According to the American Statistical Association, while the range is a simple measure, it's often overlooked in favor of more complex statistics. However, in many practical applications, especially in business and quality control, the range remains an essential tool for quick decision-making.
Interactive FAQ
What is the difference between range and interquartile range?
The range is the difference between the maximum and minimum values in a dataset, considering all data points. The interquartile range (IQR) is the difference between the third quartile (Q3) and first quartile (Q1), focusing only on the middle 50% of the data. IQR is generally more robust to outliers than the simple range.

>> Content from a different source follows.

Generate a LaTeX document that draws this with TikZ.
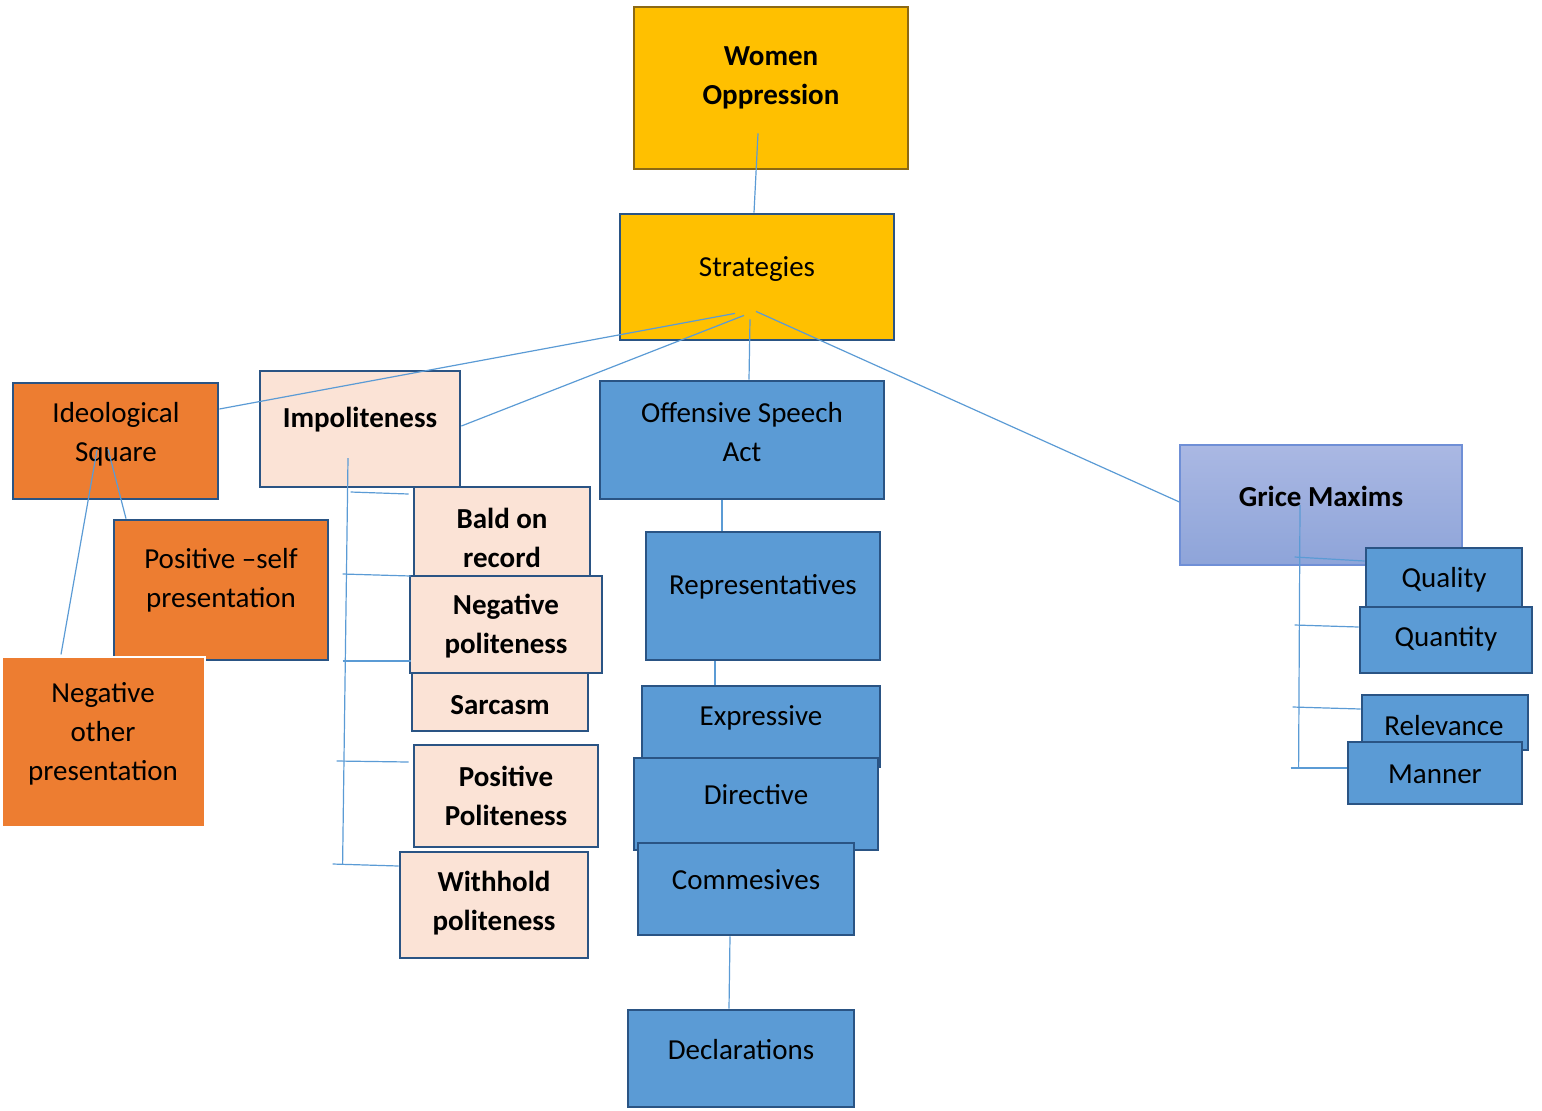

Can the range be negative?
No, the range is always zero or positive. This is because it's calculated as the maximum value minus the minimum value. If all values in a dataset are identical, the range will be zero. If there's any variation, the range will be positive.
How does sample size affect the range?
As sample size increases, the range tends to increase as well, because there's a higher chance of encountering more extreme values. However, this isn't always the case - a larger sample from a very consistent process might have a smaller range than a smaller sample with more variability.
What's the relationship between range and standard deviation?
For a normal distribution, the range is approximately equal to 6 times the standard deviation (covering about 99.7% of the data). However, this relationship doesn't hold for non-normal distributions. The range is generally less informative than standard deviation for large datasets, as it only considers two points.
How can I use range in quality control?
In quality control, the range is often used in control charts to monitor process variability. The range chart (R-chart) plots the range of samples taken at regular intervals. If the range exceeds control limits, it may indicate that the process is out of control and needs adjustment.
What are some common mistakes when calculating range?
Common mistakes include: not sorting the data first (which can make it harder to identify min and max), including non-numerical values, forgetting to handle missing data, and not considering whether the range is an appropriate measure for the dataset (especially with outliers or large datasets).
Can I calculate range for categorical data?
No, range is a measure of dispersion for numerical data. For categorical (nominal) data, you would use other measures like the number of distinct categories or the mode (most frequent category). For ordinal data, you might be able to assign numerical values and then calculate range, but this should be done cautiously.